───── Source data
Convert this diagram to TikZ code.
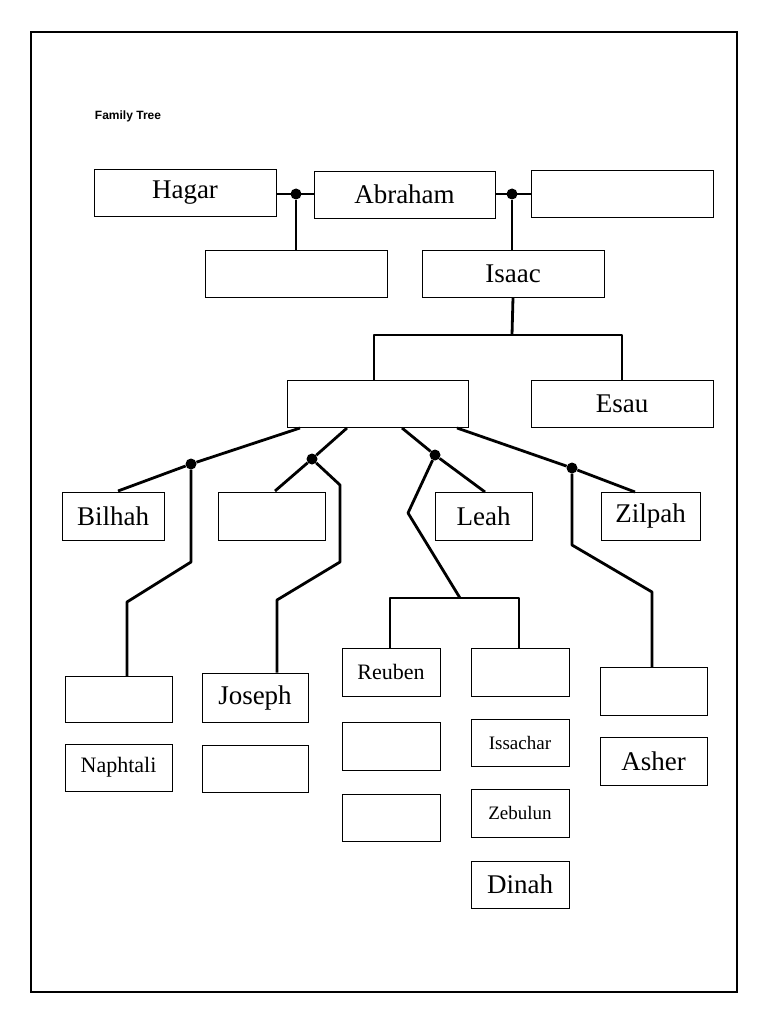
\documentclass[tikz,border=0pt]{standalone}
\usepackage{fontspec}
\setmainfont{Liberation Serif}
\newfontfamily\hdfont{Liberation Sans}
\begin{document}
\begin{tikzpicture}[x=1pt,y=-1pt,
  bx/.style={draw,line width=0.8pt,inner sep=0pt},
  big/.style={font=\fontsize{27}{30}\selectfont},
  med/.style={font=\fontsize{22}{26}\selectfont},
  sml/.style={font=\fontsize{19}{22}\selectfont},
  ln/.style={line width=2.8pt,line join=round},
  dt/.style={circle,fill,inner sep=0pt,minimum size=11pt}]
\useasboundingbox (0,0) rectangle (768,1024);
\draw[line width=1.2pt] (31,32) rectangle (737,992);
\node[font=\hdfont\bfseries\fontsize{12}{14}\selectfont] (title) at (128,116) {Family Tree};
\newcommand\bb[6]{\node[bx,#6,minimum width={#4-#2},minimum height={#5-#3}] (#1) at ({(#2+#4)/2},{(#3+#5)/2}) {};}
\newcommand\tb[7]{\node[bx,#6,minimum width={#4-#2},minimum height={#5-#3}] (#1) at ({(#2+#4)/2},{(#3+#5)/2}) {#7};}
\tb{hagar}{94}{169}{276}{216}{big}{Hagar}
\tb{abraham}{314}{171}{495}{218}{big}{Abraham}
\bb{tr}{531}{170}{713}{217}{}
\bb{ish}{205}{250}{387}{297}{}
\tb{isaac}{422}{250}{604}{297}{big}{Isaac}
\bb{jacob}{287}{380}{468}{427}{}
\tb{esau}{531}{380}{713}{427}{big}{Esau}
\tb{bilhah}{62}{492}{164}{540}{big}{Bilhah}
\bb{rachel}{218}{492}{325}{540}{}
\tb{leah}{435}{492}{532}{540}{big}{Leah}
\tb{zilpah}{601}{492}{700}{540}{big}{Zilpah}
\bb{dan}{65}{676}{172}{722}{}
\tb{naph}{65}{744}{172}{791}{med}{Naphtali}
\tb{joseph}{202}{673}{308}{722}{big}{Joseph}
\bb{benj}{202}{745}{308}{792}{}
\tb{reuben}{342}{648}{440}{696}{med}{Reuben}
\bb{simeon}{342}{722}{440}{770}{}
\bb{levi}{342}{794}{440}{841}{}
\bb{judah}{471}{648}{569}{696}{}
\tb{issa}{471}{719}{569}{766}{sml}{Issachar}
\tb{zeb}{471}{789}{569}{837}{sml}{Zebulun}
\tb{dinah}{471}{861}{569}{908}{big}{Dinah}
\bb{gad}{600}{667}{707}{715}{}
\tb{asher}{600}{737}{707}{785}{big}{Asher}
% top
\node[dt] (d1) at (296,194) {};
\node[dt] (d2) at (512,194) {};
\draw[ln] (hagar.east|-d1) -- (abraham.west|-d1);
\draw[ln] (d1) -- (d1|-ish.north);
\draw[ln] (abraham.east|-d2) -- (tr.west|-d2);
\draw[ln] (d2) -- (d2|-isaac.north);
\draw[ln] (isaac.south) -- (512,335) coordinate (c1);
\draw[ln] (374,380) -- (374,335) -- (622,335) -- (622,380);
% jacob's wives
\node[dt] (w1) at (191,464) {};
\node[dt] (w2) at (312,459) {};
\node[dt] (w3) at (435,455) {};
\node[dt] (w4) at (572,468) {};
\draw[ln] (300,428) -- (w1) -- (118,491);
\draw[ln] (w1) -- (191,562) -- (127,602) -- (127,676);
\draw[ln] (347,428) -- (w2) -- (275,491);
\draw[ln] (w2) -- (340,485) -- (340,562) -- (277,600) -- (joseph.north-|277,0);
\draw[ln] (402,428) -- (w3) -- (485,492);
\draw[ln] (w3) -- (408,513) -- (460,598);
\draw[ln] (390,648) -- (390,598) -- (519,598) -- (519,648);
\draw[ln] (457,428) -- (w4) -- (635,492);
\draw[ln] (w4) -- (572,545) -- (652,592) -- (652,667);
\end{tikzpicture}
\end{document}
──────────
## Work instructions
Reproduce the whole listing word for word, setting aside any pictures.

## Problem solution
Convert this diagram to TikZ code.
\documentclass[tikz,border=0pt]{standalone}
\usepackage{fontspec}
\setmainfont{Liberation Serif}
\newfontfamily\hdfont{Liberation Sans}
\begin{document}
\begin{tikzpicture}[x=1pt,y=-1pt,
  bx/.style={draw,line width=0.8pt,inner sep=0pt},
  big/.style={font=\fontsize{27}{30}\selectfont},
  med/.style={font=\fontsize{22}{26}\selectfont},
  sml/.style={font=\fontsize{19}{22}\selectfont},
  ln/.style={line width=2.8pt,line join=round},
  dt/.style={circle,fill,inner sep=0pt,minimum size=11pt}]
\useasboundingbox (0,0) rectangle (768,1024);
\draw[line width=1.2pt] (31,32) rectangle (737,992);
\node[font=\hdfont\bfseries\fontsize{12}{14}\selectfont] (title) at (128,116) {Family Tree};
\newcommand\bb[6]{\node[bx,#6,minimum width={#4-#2},minimum height={#5-#3}] (#1) at ({(#2+#4)/2},{(#3+#5)/2}) {};}
\newcommand\tb[7]{\node[bx,#6,minimum width={#4-#2},minimum height={#5-#3}] (#1) at ({(#2+#4)/2},{(#3+#5)/2}) {#7};}
\tb{hagar}{94}{169}{276}{216}{big}{Hagar}
\tb{abraham}{314}{171}{495}{218}{big}{Abraham}
\bb{tr}{531}{170}{713}{217}{}
\bb{ish}{205}{250}{387}{297}{}
\tb{isaac}{422}{250}{604}{297}{big}{Isaac}
\bb{jacob}{287}{380}{468}{427}{}
\tb{esau}{531}{380}{713}{427}{big}{Esau}
\tb{bilhah}{62}{492}{164}{540}{big}{Bilhah}
\bb{rachel}{218}{492}{325}{540}{}
\tb{leah}{435}{492}{532}{540}{big}{Leah}
\tb{zilpah}{601}{492}{700}{540}{big}{Zilpah}
\bb{dan}{65}{676}{172}{722}{}
\tb{naph}{65}{744}{172}{791}{med}{Naphtali}
\tb{joseph}{202}{673}{308}{722}{big}{Joseph}
\bb{benj}{202}{745}{308}{792}{}
\tb{reuben}{342}{648}{440}{696}{med}{Reuben}
\bb{simeon}{342}{722}{440}{770}{}
\bb{levi}{342}{794}{440}{841}{}
\bb{judah}{471}{648}{569}{696}{}
\tb{issa}{471}{719}{569}{766}{sml}{Issachar}
\tb{zeb}{471}{789}{569}{837}{sml}{Zebulun}
\tb{dinah}{471}{861}{569}{908}{big}{Dinah}
\bb{gad}{600}{667}{707}{715}{}
\tb{asher}{600}{737}{707}{785}{big}{Asher}
% top
\node[dt] (d1) at (296,194) {};
\node[dt] (d2) at (512,194) {};
\draw[ln] (hagar.east|-d1) -- (abraham.west|-d1);
\draw[ln] (d1) -- (d1|-ish.north);
\draw[ln] (abraham.east|-d2) -- (tr.west|-d2);
\draw[ln] (d2) -- (d2|-isaac.north);
\draw[ln] (isaac.south) -- (512,335) coordinate (c1);
\draw[ln] (374,380) -- (374,335) -- (622,335) -- (622,380);
% jacob's wives
\node[dt] (w1) at (191,464) {};
\node[dt] (w2) at (312,459) {};
\node[dt] (w3) at (435,455) {};
\node[dt] (w4) at (572,468) {};
\draw[ln] (300,428) -- (w1) -- (118,491);
\draw[ln] (w1) -- (191,562) -- (127,602) -- (127,676);
\draw[ln] (347,428) -- (w2) -- (275,491);
\draw[ln] (w2) -- (340,485) -- (340,562) -- (277,600) -- (joseph.north-|277,0);
\draw[ln] (402,428) -- (w3) -- (485,492);
\draw[ln] (w3) -- (408,513) -- (460,598);
\draw[ln] (390,648) -- (390,598) -- (519,598) -- (519,648);
\draw[ln] (457,428) -- (w4) -- (635,492);
\draw[ln] (w4) -- (572,545) -- (652,592) -- (652,667);
\end{tikzpicture}
\end{document}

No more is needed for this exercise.